4. Ask Your Broker Questions and Gauge Their Answers
Don’t hesitate to ask difficult questions to your broker. Ask about your chances of getting a mortgage approval and expect an honest answer. For instance, after sharing your financial difficulties such as unstable income or low credit scores, your broker should be discussing how these may lower your chances of qualifying a mortgage but presenting other options, as well.
You don’t want to work with a broker who’s only good at raising expectations.
Consider asking about direct-only mortgages or home loans offered by lenders to direct borrowers or those who opt not to hire mortgage brokers. Although brokers are not obliged to inform interested borrowers of this deal for obvious reasons, try to ask your broker about this to gauge his or her willingness to match you with the best possible deals.
5. Your Broker Should Be Able to Explain All Your Options
Additionally, a professional mortgage broker should be able to discuss with you some worthwhile options, along with justifications on why these types of mortgage products merit your consideration.

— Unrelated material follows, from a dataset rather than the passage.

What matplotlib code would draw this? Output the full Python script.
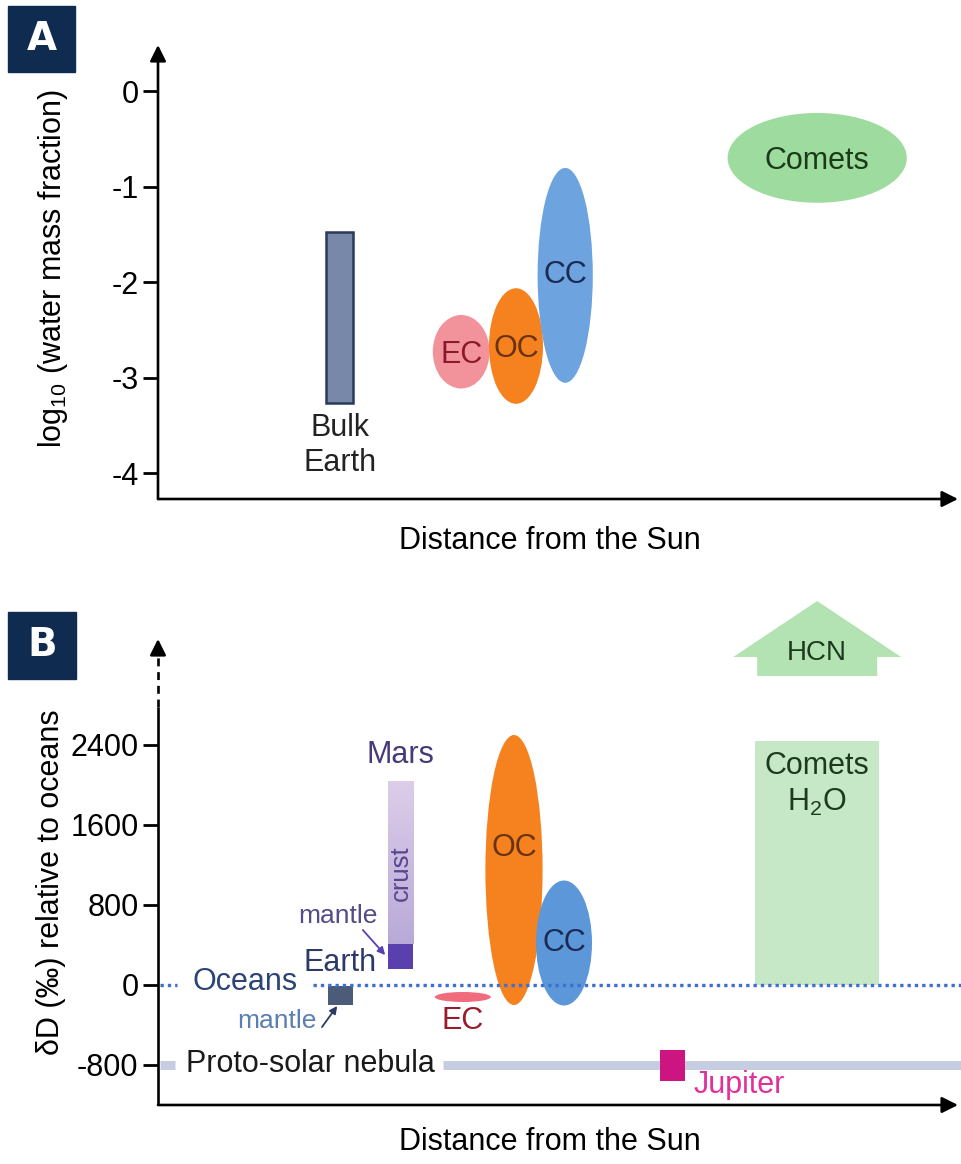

Ask questions about full loan packages and repayment schemes in both short- and long-terms. Be wary of low monthly rates as there may be hidden charges or a drastic increase in payments after a few years. Don’t sign any document with your broker unless you’ve had a complete information about each product being offered.

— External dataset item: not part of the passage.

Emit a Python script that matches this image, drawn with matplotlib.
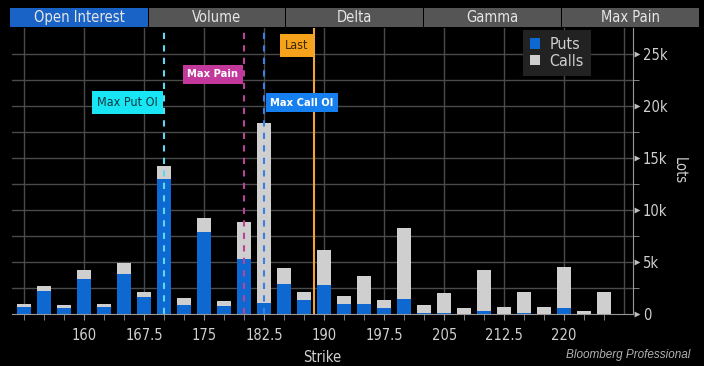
"""
Open interest by strike, Bloomberg style
"""
import matplotlib
matplotlib.use('Agg')
import matplotlib.pyplot as plt
from matplotlib.patches import Rectangle
from matplotlib.transforms import blended_transform_factory
import numpy as np

# strikes and open interest (lots)
strikes = [152.5, 155, 157.5, 160, 162.5, 165, 167.5, 170, 172.5, 175,
           177.5, 180, 182.5, 185, 187.5, 190, 192.5, 195, 197.5, 200,
           202.5, 205, 207.5, 210, 212.5, 215, 217.5, 220, 222.5, 225]
puts = [700, 2200, 600, 3400, 700, 3850, 1650, 13000, 900, 7900,
        800, 5300, 1100, 2900, 1350, 2800, 950, 950, 550, 1400,
        60, 120, 40, 300, 20, 120, 20, 550, 10, 10]
calls = [250, 500, 250, 830, 250, 1050, 450, 1200, 640, 1300,
         450, 3550, 17250, 1550, 770, 3350, 780, 2700, 800, 6850,
         800, 1900, 540, 3950, 650, 2000, 650, 3970, 280, 2100]

tick_strikes = [160, 167.5, 175, 182.5, 190, 197.5, 205, 212.5, 220]
tabs = ["Open Interest", "Volume", "Delta", "Gamma", "Max Pain"]

max_put_oi = 170
max_pain = 180
max_call_oi = 182.5
last_price = 188.8

BG = '#000000'
PUT_C = '#0e68d2'
CALL_C = '#cfcfcf'
GRID_C = '#4a4a4a'
TXT_C = '#d0d0d0'

plt.rcParams['font.family'] = ['DejaVu Sans']
plt.rcParams['font.stretch'] = 'condensed'

W, H = 704, 366
fig = plt.figure(figsize=(W / 100, H / 100), dpi=100, facecolor=BG)
ax = fig.add_axes([12 / W, (H - 314) / H, (633 - 12) / W, (314 - 28) / H])
ax.set_facecolor(BG)

# grid
ax.set_xlim(151.0, 228.6)
ax.set_ylim(0, 27500)
for gx in np.arange(152.5, 228, 7.5):
    ax.axvline(gx, color=GRID_C, lw=1, zorder=0)
for gy in np.arange(2500, 27500, 2500):
    ax.axhline(gy, color=GRID_C, lw=1, zorder=0)

# bars
ax.bar(strikes, puts, width=1.75, color=PUT_C, label='Puts', zorder=2)
ax.bar(strikes, calls, width=1.75, bottom=puts, color=CALL_C, label='Calls', zorder=2)

# reference lines
ax.axvline(max_put_oi, color='#5fd8ef', lw=1.5, ls=(0, (3, 3)), zorder=3)
ax.axvline(max_pain, color='#b8439a', lw=1.5, ls=(0, (3, 3)), zorder=3)
ax.axvline(max_call_oi, color='#3b7fe0', lw=1.5, ls=(0, (3, 3)), zorder=3)
ax.axvline(last_price, color='#f0a43a', lw=1.5, zorder=3)

def tag(x, y, text, fc, tc, side, weight='normal', size=8.5):
    off = -6 if side == 'right' else 6
    ax.annotate(text, xy=(x, y), xytext=(off, 0), textcoords='offset pixels',
                ha=side if side == 'right' else 'left', va='center',
                fontsize=size, color=tc, zorder=5, fontweight=weight,
                bbox=dict(boxstyle='square,pad=0.4', fc=fc, ec='none'))

tag(last_price, 25800, 'Last', '#f7a21b', '#3a2a00', 'right', size=9)
tag(max_pain, 23050, 'Max Pain', '#c2399b', 'white', 'right', 'bold', 8)
tag(max_put_oi, 20300, 'Max Put OI', '#19e6f5', '#0a3a40', 'right', size=9)
tag(max_call_oi, 20300, 'Max Call OI', '#1680f0', 'white', 'left', 'bold', 8)

# axes styling
for s in ['top', 'left']:
    ax.spines[s].set_visible(False)
ax.spines['bottom'].set_color('#9a9a9a')
ax.spines['right'].set_color('#9a9a9a')
ax.yaxis.tick_right()
ax.yaxis.set_label_position('right')
ax.set_yticks(np.arange(0, 27500, 5000))
ax.set_yticklabels(['0', '5k', '10k', '15k', '20k', '25k'])
ax.set_yticks(np.arange(2500, 27500, 5000), minor=True)
ax.tick_params(axis='y', which='major', length=0, pad=7, colors=TXT_C, labelsize=10.5)
ax.tick_params(axis='y', which='minor', length=4, color='#9a9a9a')
ax.set_xticks(tick_strikes)
ax.set_xticklabels([('%g' % t) for t in tick_strikes])
ax.set_xticks(strikes, minor=True)
ax.tick_params(axis='x', which='both', length=4, color='#9a9a9a', colors=TXT_C, labelsize=10.5, pad=6)
ax.tick_params(axis='x', which='minor', length=4, color='#9a9a9a')

# triangle markers on y ticks
tr = blended_transform_factory(ax.transAxes, ax.transData)
ax.scatter([1.006] * 6, np.arange(0, 27500, 5000), marker='>', s=18, color='#bdbdbd',
           transform=tr, clip_on=False, zorder=6, linewidths=0)

ax.set_xlabel('Strike', color=TXT_C, fontsize=10.5, labelpad=5)
ax.set_ylabel('Lots', color=TXT_C, fontsize=10.5, rotation=270, labelpad=14)

leg = ax.legend(loc='upper left', bbox_to_anchor=((523 - 12) / (633 - 12), 0.993),
                frameon=True, fontsize=11.5, handlelength=0.6, handleheight=0.6,
                handletextpad=0.6, borderpad=0.45, borderaxespad=0, labelspacing=0.1,
                fancybox=False)
leg.get_frame().set_facecolor('#222222')
leg.get_frame().set_edgecolor('none')
leg.get_frame().set_alpha(1)
for t in leg.get_texts():
    t.set_color(TXT_C)

# tab bar
tab_x = [10, 149, 286, 424, 562, 700]
for i, name in enumerate(tabs):
    x0, x1 = tab_x[i], tab_x[i + 1] - 1
    fc = '#1a63c6' if i == 0 else '#555555'
    fig.patches.append(Rectangle((x0 / W, (H - 27) / H), (x1 - x0) / W, 19 / H,
                                 transform=fig.transFigure, fc=fc, ec='none'))
    fig.text((x0 + x1) / 2 / W, (H - 17.5) / H, name, ha='center', va='center',
             color='#e6e6e6', fontsize=10.5)

fig.text(690 / W, (H - 355) / H, 'Bloomberg Professional', ha='right', va='center',
         color='#b0b0b0', fontsize=8.5, style='italic', family=['Liberation Sans', 'DejaVu Sans'],
         stretch='normal')

plt.savefig('out.png', dpi=100, facecolor=BG)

Don’t forget to ask for a printed copy of your credit assessment to see whether your broker was able to get the information he or she gathered from your discussion. Also ask for copies of any document from lending companies to check whether your broker was able to provide you with the correct and updated information.
Choosing the right mortgage broker is crucial in getting a home loan. With their help, you’ll be able to save a great deal of time and cost. Although you need to pay for a broker’s fee, the total amount of time and money saved in finding the best deal may well be worth it.